Durante la semana pasada, el cine del Círculo de Bellas Artes dedicó al director italiano Federico Fellini un mini-ciclo bastante decente, imagino que para conmemorar los 15 años de su fallecimiento. Entre las películas seleccionadas, algunas de las más conocidas: “La dolce vita”, “Amarcord”, “8 ½”. Precisamente fue ésta última la que acudí a ver el sábado pasado, por ser de todas las programadas la que recordaba con menos precisión. Formalmente abrumadora, con un magnetismo de la imagen que posiblemente nadie haya logrado igualar después, la película me pareció la obra de un visionario, de un genio indiscutible. También llegó a cargarme, de tal manera que a partir de cierto punto tuve la sensación de que mis ojos no podían seguir procesando las secuencias, como cuando asisto a una exposición demasiado larga de un gran artista plástico, y las últimas salas sencillamente sólo consigo transitarlas, empachado y sin receptividad alguna para las últimas obras maestras que se me ofrecen.

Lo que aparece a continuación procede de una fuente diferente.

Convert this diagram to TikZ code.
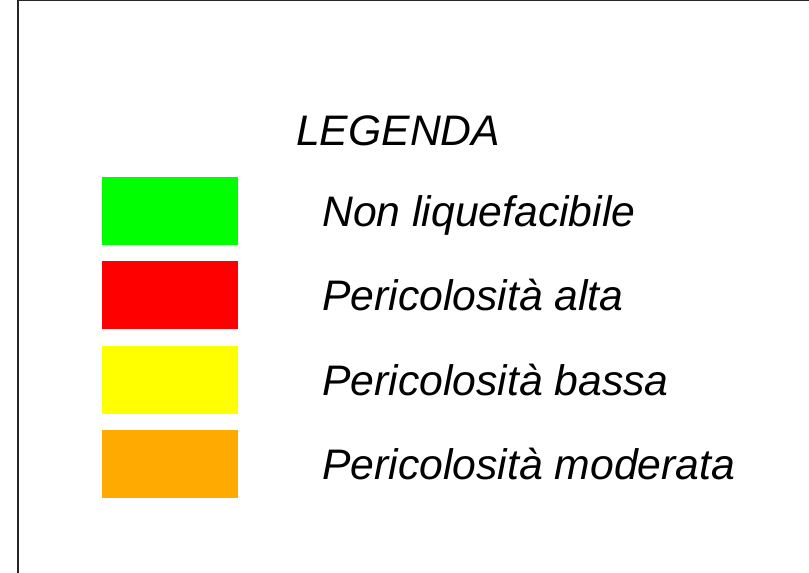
\documentclass[tikz,border=0pt]{standalone}
\usepackage{fontspec}
\setmainfont{Liberation Sans}
\begin{document}
\begin{tikzpicture}[x=1pt,y=-1pt,
  lbl/.style={anchor=base west,inner sep=0pt,font=\fontsize{42.7}{48}\selectfont\itshape},
  swatch/.style={draw=none}]
\useasboundingbox (0,0) rectangle (809,573);
\fill[white] (0,0) rectangle (809,573);
\draw[line width=1.2pt,color=black!85] (18,573) -- (18,0.6) -- (809,0.6);
\fill[color={rgb,255:red,0;green,255;blue,0}] (102,177) rectangle (238,245);
\fill[color={rgb,255:red,255;green,0;blue,0}] (102,261) rectangle (238,329);
\fill[color={rgb,255:red,255;green,255;blue,0}] (102,346) rectangle (238,414);
\fill[color={rgb,255:red,255;green,170;blue,0}] (102,430) rectangle (238,498);
\node[lbl] (t0) at (296,145) {LEGENDA};
\node[lbl] (t1) at (322,226) {Non liquefacibile};
\node[lbl] (t2) at (322,310) {Pericolosità alta};
\node[lbl] (t3) at (322,395) {Pericolosità bassa};
\node[lbl] (t4) at (322,479) {Pericolosità moderata};
\end{tikzpicture}
\end{document}
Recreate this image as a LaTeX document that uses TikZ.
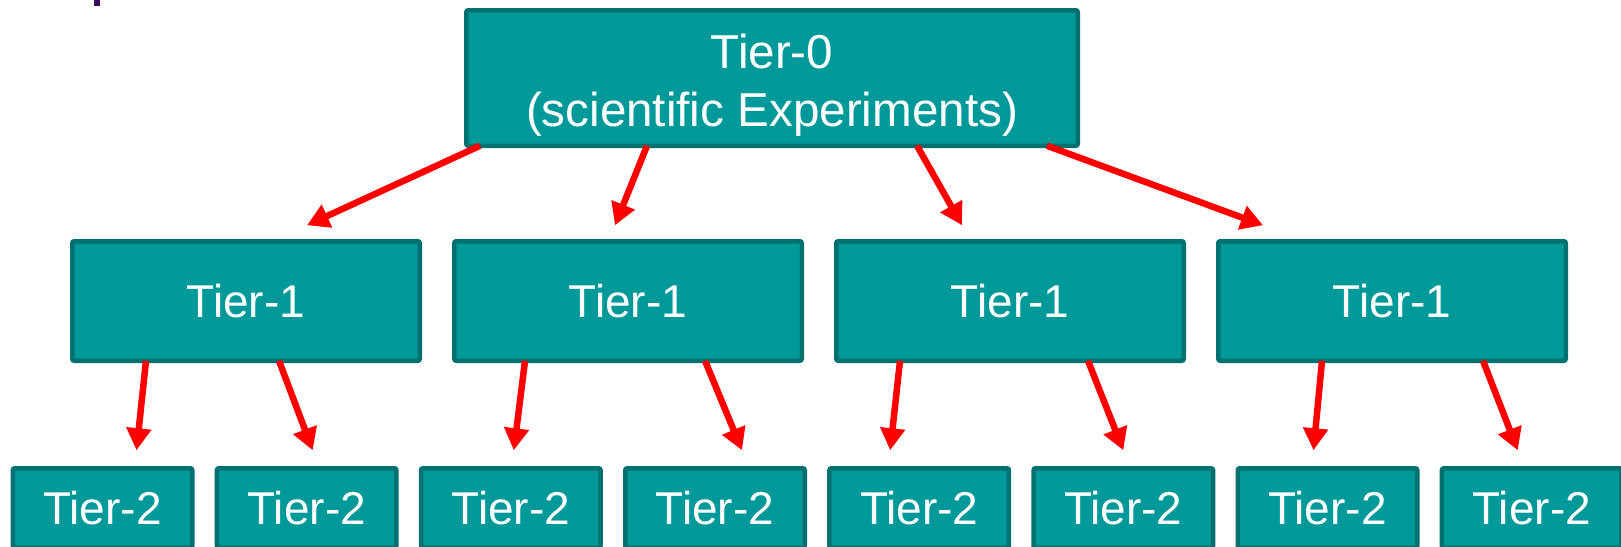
\documentclass[tikz,border=0pt]{standalone}
\usepackage{fontspec}
\setmainfont{Liberation Sans}
\usetikzlibrary{arrows.meta}
\definecolor{tierfill}{RGB}{0,153,153}
\definecolor{tierline}{RGB}{0,112,112}
\definecolor{titlepurple}{RGB}{58,10,92}

\begin{document}
\begin{tikzpicture}[x=0.5pt,y=-0.5pt,
  tier/.style={draw=tierline,fill=tierfill,line width=2.25pt,rounded corners=1pt,
    text=white,font=\fontsize{23pt}{28.5pt}\selectfont,inner sep=0pt,outer sep=0pt},
  tierzero/.style={tier,minimum width=305.75pt,minimum height=67.75pt},
  tierone/.style={tier,minimum width=173.75pt,minimum height=59.75pt},
  tiertwo/.style={tier,minimum width=89.75pt,minimum height=39.75pt},
  tiertext/.style={text=white,font=\fontsize{23.8pt}{29pt}\selectfont,align=center},
  link/.style={red,line width=3.25pt,-{Triangle[length=11pt,width=12pt]}}]
\useasboundingbox (0,0) rectangle (1621,546);
\clip (0,0) rectangle (1621,546);
\fill[titlepurple] (94,0) rectangle (100,6);
% top
\node[tierzero] (t0) at (772,78) {};
\node[tiertext,yshift=-3.5pt] (t0text) at (t0) {Tier-0\\(scientific Experiments)};
% tier 1
\node[tierone] (t1a) at (246,301) {Tier-1};
\node[tierone] (t1b) at (628,301) {Tier-1};
\node[tierone] (t1c) at (1010,301) {Tier-1};
\node[tierone] (t1d) at (1392,301) {Tier-1};
% tier 2
\node[tiertwo] (t2a) at (102.5,508) {Tier-2};
\node[tiertwo] (t2b) at (306.7,508) {Tier-2};
\node[tiertwo] (t2c) at (510.8,508) {Tier-2};
\node[tiertwo] (t2d) at (715,508) {Tier-2};
\node[tiertwo] (t2e) at (919.2,508) {Tier-2};
\node[tiertwo] (t2f) at (1123.3,508) {Tier-2};
\node[tiertwo] (t2g) at (1327.5,508) {Tier-2};
\node[tiertwo] (t2h) at (1531.7,508) {Tier-2};
% arrows
\draw[link] ([xshift=-146pt]t0.south) -- ([xshift=30.5pt,yshift=8pt]t1a.north);
\draw[link] ([xshift=-62.5pt]t0.south) -- ([xshift=-6.5pt,yshift=8pt]t1b.north);
\draw[link] ([xshift=72.5pt]t0.south) -- ([xshift=-24pt,yshift=8pt]t1c.north);
\draw[link] ([xshift=137.5pt]t0.south) -- ([xshift=-64.5pt,yshift=8pt]t1d.north);
\draw[link] ([xshift=-50pt]t1a.south) -- ([xshift=17pt,yshift=9pt]t2a.north);
\draw[link] ([xshift=16.5pt]t1a.south) -- ([xshift=3pt,yshift=9pt]t2b.north);
\draw[link] ([xshift=-51.5pt]t1b.south) -- ([xshift=1.5pt,yshift=9pt]t2c.north);
\draw[link] ([xshift=38.5pt]t1b.south) -- ([xshift=13.5pt,yshift=9pt]t2d.north);
\draw[link] ([xshift=-55pt]t1c.south) -- ([xshift=-14.5pt,yshift=9pt]t2e.north);
\draw[link] ([xshift=39pt]t1c.south) -- ([xshift=0pt,yshift=9pt]t2f.north);
\draw[link] ([xshift=-35pt]t1d.south) -- ([xshift=-7pt,yshift=9pt]t2g.north);
\draw[link] ([xshift=45.5pt]t1d.south) -- ([xshift=-7pt,yshift=9pt]t2h.north);
\end{tikzpicture}
\end{document}
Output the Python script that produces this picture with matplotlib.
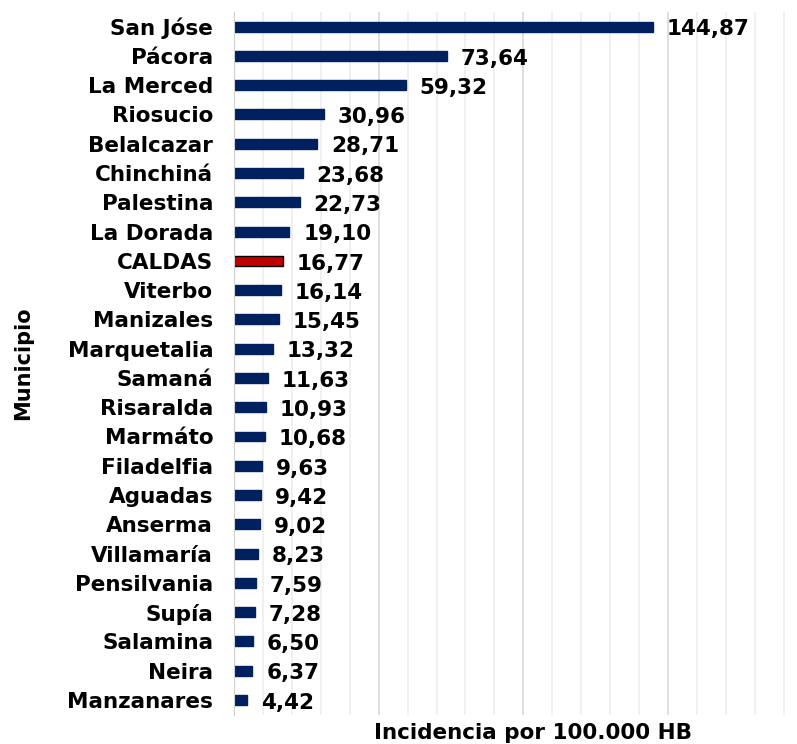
import matplotlib.pyplot as plt
from matplotlib.ticker import MultipleLocator

municipios = ['San Jóse', 'Pácora', 'La Merced', 'Riosucio', 'Belalcazar', 'Chinchiná',
              'Palestina', 'La Dorada', 'CALDAS', 'Viterbo', 'Manizales', 'Marquetalia',
              'Samaná', 'Risaralda', 'Marmáto', 'Filadelfia', 'Aguadas', 'Anserma',
              'Villamaría', 'Pensilvania', 'Supía', 'Salamina', 'Neira', 'Manzanares']
incidencia = [144.87, 73.64, 59.32, 30.96, 28.71, 23.68, 22.73, 19.10, 16.77, 16.14,
              15.45, 13.32, 11.63, 10.93, 10.68, 9.63, 9.42, 9.02, 8.23, 7.59, 7.28,
              6.50, 6.37, 4.42]

plt.rcParams['font.family'] = ['DejaVu Sans']
plt.rcParams['font.weight'] = 'bold'

fig = plt.figure(figsize=(7.97, 7.44), dpi=100)
ax = fig.add_axes([0.2936, 0.0395, 0.726, 0.9444])

pos = list(range(len(municipios)))
colores = ['#C00000' if m == 'CALDAS' else '#002060' for m in municipios]
bordes = ['black' if m == 'CALDAS' else '#002060' for m in municipios]
ax.barh(pos, incidencia, height=0.34, color=colores, edgecolor=bordes, linewidth=1)

# etiquetas de valor con coma decimal
for p, v in zip(pos, incidencia):
    ax.annotate(f'{v:.2f}'.replace('.', ','), (v, p), xytext=(10, -2),
                textcoords='offset points', va='center', ha='left',
                fontsize=15.5, fontweight='bold')

ax.set_xlim(0, 200)
ax.set_ylim(len(municipios) - 0.5, -0.5)
ax.set_yticks(pos)
ax.set_yticklabels(municipios, fontsize=15.5, fontweight='bold')
ax.xaxis.set_major_locator(MultipleLocator(50))
ax.xaxis.set_minor_locator(MultipleLocator(10))
ax.grid(axis='x', which='major', color='#d9d9d9', linewidth=1.2)
ax.grid(axis='x', which='minor', color='#eeeeee', linewidth=1.2)
ax.set_axisbelow(True)
ax.tick_params(axis='x', which='both', length=0, labelbottom=False)
ax.tick_params(axis='y', length=0, pad=15)
for s in ['top', 'right', 'bottom']:
    ax.spines[s].set_visible(False)
ax.spines['left'].set_color('#d0d0d0')

ax.set_xlabel('Incidencia por 100.000 HB', fontsize=15.5, fontweight='bold')
ax.xaxis.set_label_coords(0.516, -0.012)
ax.set_ylabel('Municipio', fontsize=15, fontweight='bold')
ax.yaxis.set_label_coords(-0.347, 0.5)

fig.savefig('out.png', dpi=100)
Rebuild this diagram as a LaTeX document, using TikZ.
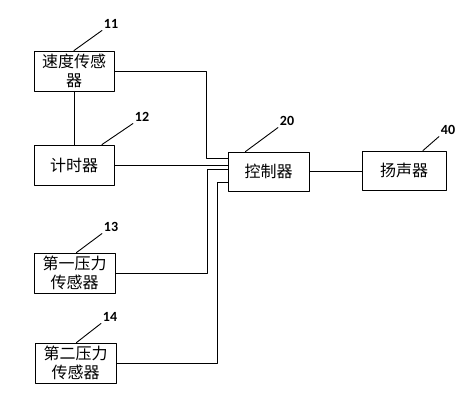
\documentclass[tikz,border=0pt]{standalone}
\usepackage{fontspec}
\setmainfont{Carlito}
\newfontfamily\cjk{Noto Sans CJK SC}
\begin{document}
\begin{tikzpicture}[x=1pt, y=-1pt, line join=round, line cap=round, line width=0.9pt,
	box/.style={draw, rectangle, minimum width=80pt, minimum height=40pt, align=center, inner sep=1pt, font=\cjk\fontsize{16}{19}\selectfont},
	num/.style={font=\fontsize{14}{16}\selectfont\bfseries, inner sep=1.5pt}]
	\useasboundingbox (0,0) rectangle (474,406);
	% Khối
	\node[box] (speed) at (74,71) {速度传感\\器};
	\node[box] (timer) at (74,165) {计时器};
	\node[box, minimum width=81pt] (press1) at (74.5,273) {第一压力\\传感器};
	\node[box, minimum width=81pt] (press2) at (75.5,363) {第二压力\\传感器};
	\node[box, minimum width=81pt, minimum height=39pt] (ctrl) at (268.5,171.5) {控制器};
	\node[box, minimum width=84pt, minimum height=39pt] (spk) at (404,170.5) {扬声器};
	% Dây nối
	\coordinate (j1) at (206,158);
	\coordinate (j3) at (207,169);
	\coordinate (j4) at (217,182);
	\draw (speed) -- (timer);
	\draw (speed.east) -| (j1) -- (j1 -| ctrl.west);
	\draw (timer.east) -- (timer.east -| ctrl.west);
	\draw (press1.east) -| (j3) -- (j3 -| ctrl.west);
	\draw (press2.east) -| (j4) -- (j4 -| ctrl.west);
	\draw (ctrl.east) -- (ctrl.east -| spk.west);
	% Số hiệu
	\node[num] (l11) at (111,24) {11};
	\node[num] (l12) at (142,117) {12};
	\node[num] (l13) at (111,227) {13};
	\node[num] (l14) at (110,317) {14};
	\node[num] (l20) at (287,121) {20};
	\node[num] (l40) at (448,130) {40};
	\draw (speed.north) -- (l11.south west);
	\draw ([xshift=28pt]timer.north) -- (l12.south west);
	\draw ([xshift=2pt]press1.north) -- (l13.south west);
	\draw ([xshift=1pt]press2.north) -- (l14.south west);
	\draw ([xshift=-23pt]ctrl.north) -- (l20.south west);
	\draw ([xshift=19pt]spk.north) -- (l40.south west);
\end{tikzpicture}
\end{document}
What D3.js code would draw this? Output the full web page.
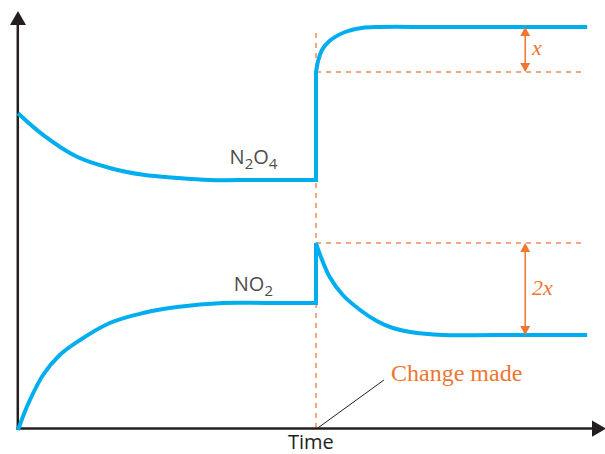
<!DOCTYPE html>
<html lang="en">
<head>
    <meta charset="UTF-8">
    <title>N2O4 / NO2 equilibrium</title>
    <script src="https://cdn.jsdelivr.net/npm/d3@7/dist/d3.min.js"></script>
    <style>
        body { margin: 0; background: #fff; }
        svg .axis-line { stroke: #231f20; stroke-width: 2.5; fill: none; }
        svg .conc-line { fill: none; stroke: #00aeef; stroke-width: 4; stroke-linejoin: miter; }
        svg .guide { stroke: #f28c55; stroke-width: 1.5; stroke-dasharray: 5,5; fill: none; }
        svg .measure { stroke: #ee7631; stroke-width: 1.5; }
        svg .species { font-family: "Open Sans", sans-serif; fill: #4d4d4d; font-size: 20px; }
    </style>
</head>
<body>
    <svg width="605" height="454"></svg>
    <script>
        // time runs 0..100, change made at t = 50
        var changeTime = 50;

        // concentrations (arbitrary units)
        var n2o4Before = [[0, 79.2], [4.2, 73.8], [9.9, 68.3], [15.4, 65.5], [21, 63.8], [26.7, 63], [32.2, 62.5], [40, 62.5], [50, 62.5]],
            n2o4After = [[50, 89.5], [50.4, 92.5], [51, 95], [52.3, 97.3], [54.9, 99.5], [57.7, 100.5], [60.7, 100.75], [70, 100.75], [95.5, 100.75]],
            no2Before = [[0, 0], [1, 4], [2, 7.5], [4.2, 13.75], [7, 18.75], [9.9, 22], [15.4, 26.75], [21, 29.25], [26.7, 30.75], [34.4, 31.75], [42, 31.75], [50, 31.75]],
            no2After = [[50, 46.75], [50.7, 43.75], [52.3, 38.25], [54.5, 33.75], [57.4, 30], [60.2, 27.25], [62.9, 25.5], [65.8, 24.5], [71.3, 23.75], [80, 23.75], [95.5, 23.75]];

        var labels = [
            {parts: ['N', '2', 'O', '4'], t: 35.5, c: 66.5},
            {parts: ['NO', '2'], t: 36.2, c: 34.8}
        ];

        var svg = d3.select('svg'),
            x = d3.scaleLinear().domain([0, 100]).range([18, 614]),
            y = d3.scaleLinear().domain([0, 100]).range([430, 30]);

        var curve = d3.line()
            .x(function(d) { return x(d[0]); })
            .y(function(d) { return y(d[1]); })
            .curve(d3.curveCatmullRom.alpha(0.5));

        // guides
        svg.append('line').classed('guide', true)
            .attr('x1', x(changeTime)).attr('x2', x(changeTime))
            .attr('y1', y(99.25)).attr('y2', 428);

        [n2o4After[0][1], no2After[0][1]].forEach(function(v) {
            svg.append('line').classed('guide', true)
                .attr('x1', x(changeTime)).attr('x2', x(94.6))
                .attr('y1', y(v)).attr('y2', y(v));
        });

        // axes with arrowheads
        svg.append('line').classed('axis-line', true)
            .attr('x1', 17.8).attr('y1', 429.7).attr('x2', 17.8).attr('y2', 20);
        svg.append('path').attr('fill', '#231f20')
            .attr('d', 'M18,11L26,25L10,25Z');
        svg.append('line').classed('axis-line', true)
            .attr('x1', 16.5).attr('y1', 428.6).attr('x2', 597).attr('y2', 428.6);
        svg.append('path').attr('fill', '#231f20')
            .attr('d', 'M606,428.6L592,420.5L592,436.7Z');

        // concentration curves, joined by the vertical jump
        function joined(a, b) {
            return curve(a) + curve(b).replace(/^M/, 'L');
        }
        svg.append('path').classed('conc-line', true).attr('d', joined(n2o4Before, n2o4After));
        svg.append('path').classed('conc-line', true).attr('d', joined(no2Before, no2After));

        // x and 2x measures
        function measure(t, top, bottom) {
            var xp = x(t), y1 = y(top), y2 = y(bottom);
            svg.append('line').classed('measure', true)
                .attr('x1', xp).attr('x2', xp).attr('y1', y1 + 8).attr('y2', y2 - 8);
            svg.append('path').attr('fill', '#ee7631')
                .attr('d', 'M' + xp + ',' + y1 + 'L' + (xp + 5) + ',' + (y1 + 9) + 'L' + (xp - 5) + ',' + (y1 + 9) + 'Z');
            svg.append('path').attr('fill', '#ee7631')
                .attr('d', 'M' + xp + ',' + y2 + 'L' + (xp + 5) + ',' + (y2 - 9) + 'L' + (xp - 5) + ',' + (y2 - 9) + 'Z');
        }
        measure(85.1, n2o4After[n2o4After.length - 1][1], n2o4After[0][1]);
        measure(85.1, no2After[0][1], no2After[no2After.length - 1][1]);

        svg.append('text')
            .attr('x', 532).attr('y', 55)
            .style('font-family', '"Liberation Serif", serif')
            .style('font-style', 'italic').style('font-size', '22px')
            .attr('fill', '#ee7631')
            .text('x');
        svg.append('text')
            .attr('x', 532).attr('y', 295)
            .style('font-family', '"Liberation Serif", serif')
            .style('font-style', 'italic').style('font-size', '22px')
            .attr('fill', '#ee7631')
            .text('2x');

        // species labels with subscripts
        labels.forEach(function(l) {
            var t = svg.append('text').classed('species', true)
                .attr('x', x(l.t)).attr('y', y(l.c));
            l.parts.forEach(function(p, i) {
                var sub = i % 2 === 1;
                t.append('tspan')
                    .attr('dy', sub ? 5 : (i === 0 ? 0 : -5))
                    .style('font-size', sub ? '15px' : '20px')
                    .text(p);
            });
        });

        // change made callout
        svg.append('line')
            .attr('x1', x(50.3)).attr('y1', 428)
            .attr('x2', x(61.4)).attr('y2', 380)
            .attr('stroke', '#231f20').attr('stroke-width', 1);
        svg.append('text')
            .attr('x', 391).attr('y', 381)
            .style('font-family', '"Liberation Serif", serif')
            .style('font-size', '24px')
            .attr('fill', '#ee7631')
            .text('Change made');

        svg.append('text')
            .attr('x', 288).attr('y', 449)
            .style('font-family', '"Open Sans", sans-serif')
            .style('font-size', '20px')
            .attr('fill', '#231f20')
            .text('Time');
    </script>
</body>
</html>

Como a casi todos los grandes directores, descubrí a Fellini siendo adolescente, en uno de esos ciclos en versión original que programaba La 2 de madrugada. En su momento no me produjo un impacto particular (que sí recibí, por ejemplo, con Bergman o Fassbinder), aunque me gustaron mucho “Giulietta de los espíritus” y “Roma”. “La dolce vita”, a menudo señalada como su mejor película, me decepcionó ligeramente, no sabría decir por qué.
Visto hoy, el cine de Fellini sigue produciéndome admiración (¿cómo no admirar a alguien tan inmoderadamente imaginativo, y con semejante capacidad para dar forma perceptible a lo prodigioso?), pero también sigue frustrándome un poco. Algo me impide participar plenamente de sus propuestas: quizá se trate simplemente de que sus neurosis y las mías son demasiado distintas.